File Organization in DBMS
Introduction and Basic File Organization Methods
After studying transactions and concurrency control, the next important step is understanding how data is physically stored in a database system.
So far, we have focused on logical design (ER model, normalization). Now we move to the physical level of DBMS.
File Organization defines how records are stored on disk and how they are accessed.
In this article, we will understand:
- What file organization is
- Why is it needed
- Basic file organization methods
- Heap (Unordered) File Organization
- Sequential File Organization
- Hash File Organization
1. What is File Organization?
A file in DBMS is a collection of related records stored on disk.
File Organization refers to the method of arranging these records in a file.
It determines:
- How records are stored
- How records are retrieved
- How efficiently data can be inserted, deleted, and updated
The choice of file organization directly affects performance.
2. Why is File Organization Important?
Data in databases is stored on secondary storage (disk), not in main memory.
Disk access is slow compared to memory access.
Therefore, the way records are organized on disk plays a major role in:
- Search efficiency
- Insert performance
- Delete performance
- Range queries
- Overall system speed
Different applications require different file organization techniques.
3. Basic File Organization Methods
There are three fundamental file organization methods:
- Heap (Unordered) File Organization
- Sequential File Organization
- Hash File Organization
4. Heap (Unordered) File Organization
In heap file organization:
- Records are stored in no particular order.
- New records are inserted at the end of the file.

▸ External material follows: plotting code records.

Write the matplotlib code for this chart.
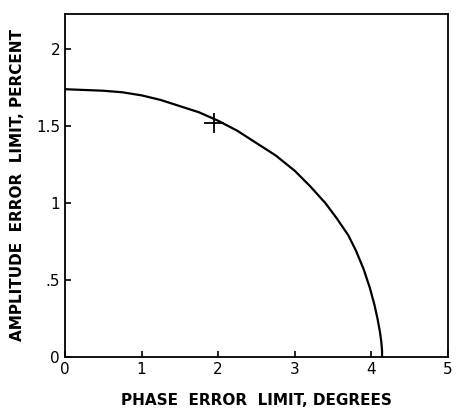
import matplotlib.pyplot as plt

# values
phase = [0.0, 0.25, 0.5, 0.75, 1.0, 1.25, 1.5, 1.75, 2.0, 2.25, 2.5, 2.75, 3.0, 3.2,
         3.4, 3.55, 3.7, 3.8, 3.9, 3.98, 4.04, 4.08, 4.11, 4.13, 4.14, 4.14]
amplitude = [1.74, 1.735, 1.73, 1.72, 1.70, 1.67, 1.63, 1.59, 1.535, 1.47, 1.39, 1.31, 1.21,
             1.11, 1.00, 0.90, 0.79, 0.69, 0.57, 0.45, 0.34, 0.25, 0.17, 0.10, 0.04, 0.0]
marker_pt = (1.95, 1.52)

xticks = [0, 1, 2, 3, 4, 5]
xlabels = ['0', '1', '2', '3', '4', '5']
yticks = [0, 0.5, 1, 1.5, 2]
ylabels = ['0', '.5', '1', '1.5', '2']

fig = plt.figure(figsize=(4.74, 4.18), dpi=100)
ax = fig.add_axes([0.137, 0.146, 0.808, 0.821])
ax.plot(phase, amplitude, color='black', lw=1.6)
ax.plot(*marker_pt, marker='+', color='black', ms=14, mew=1.3)

ax.set_xlim(0, 5)
ax.set_ylim(0, 2.23)
ax.set_xticks(xticks, xlabels)
ax.set_yticks(yticks, ylabels)
ax.tick_params(direction='in', length=4, labelsize=11, width=1.2)
for s in ax.spines.values():
    s.set_linewidth(1.3)
ax.set_xlabel('PHASE  ERROR  LIMIT, DEGREES', fontsize=11, fontweight='bold', labelpad=12)
ax.set_ylabel('AMPLITUDE  ERROR  LIMIT, PERCENT', fontsize=11, fontweight='bold', labelpad=8)

fig.savefig('out.png', dpi=100)
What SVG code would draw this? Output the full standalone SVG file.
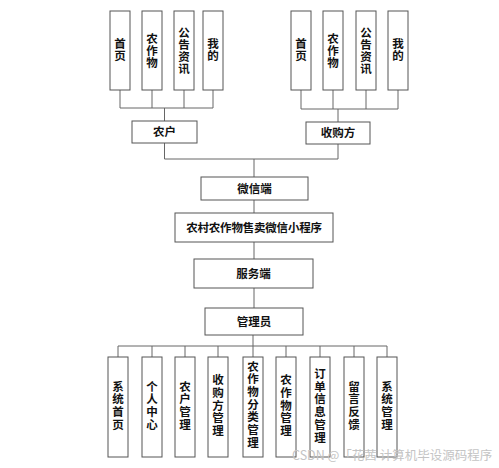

It is the simplest file organization method.
4.1 Characteristics
- Easy and fast insertion
- No sorting required
- Searching requires scanning the entire file
4.2 Advantages
- Simple to implement
- Fast insertion
- Good when frequent inserts are required
4.3 Disadvantages
- Slow search operation
- Not efficient for range queries
Heap files are suitable when:
- Data is rarely searched using specific attributes
- Insert operations are more frequent than search operations
5. Sequential File Organization
In sequential file organization:
- Records are stored in sorted order based on a key attribute.
- The file maintains order.
Example:
Records sorted by Student_ID.
5.1 Characteristics
- Efficient for sequential access
- Good for range queries
- Insertion is costly because order must be maintained
5.2 Advantages
- Fast retrieval for ordered queries
- Efficient for processing large batches
5.3 Disadvantages
- Insertion and deletion are slow
- Requires reorganization to maintain order
Sequential files are suitable when:
- Data retrieval is mostly sequential
- Range queries are common
6. Hash File Organization
In hash file organization:
- A hash function is used to compute the address of a record.
- The record is stored in a location determined by the hash function.
Example:
Location = h(Key)
6.1 Characteristics
- Very fast search using the equality condition
- Direct access to records
- Not suitable for range queries
6.2 Advantages
- Fast equality search
- Efficient for exact-match queries
6.3 Disadvantages
- Poor performance for range queries
- Hash collisions may occur
- Requires proper hash function design
Hash files are suitable when:
- Searches are based on an exact match
- Range queries are not needed
7. Comparison of Basic File Organization Methods
| Feature | Heap | Sequential | Hash |
| Order Maintained | No | Yes | No |
| Insertion Speed | Fast | Slow | Fast |
| Search Speed | Slow | Moderate | Very Fast (Equality) |
| Range Queries | Poor | Good | Poor |
Summary
- File organization determines how records are stored on disk.
- It directly affects the performance of database operations.
- Heap organization is simple and good for inserts.
- Sequential organization is good for ordered and range queries.
- Hash organization is best for equality-based search.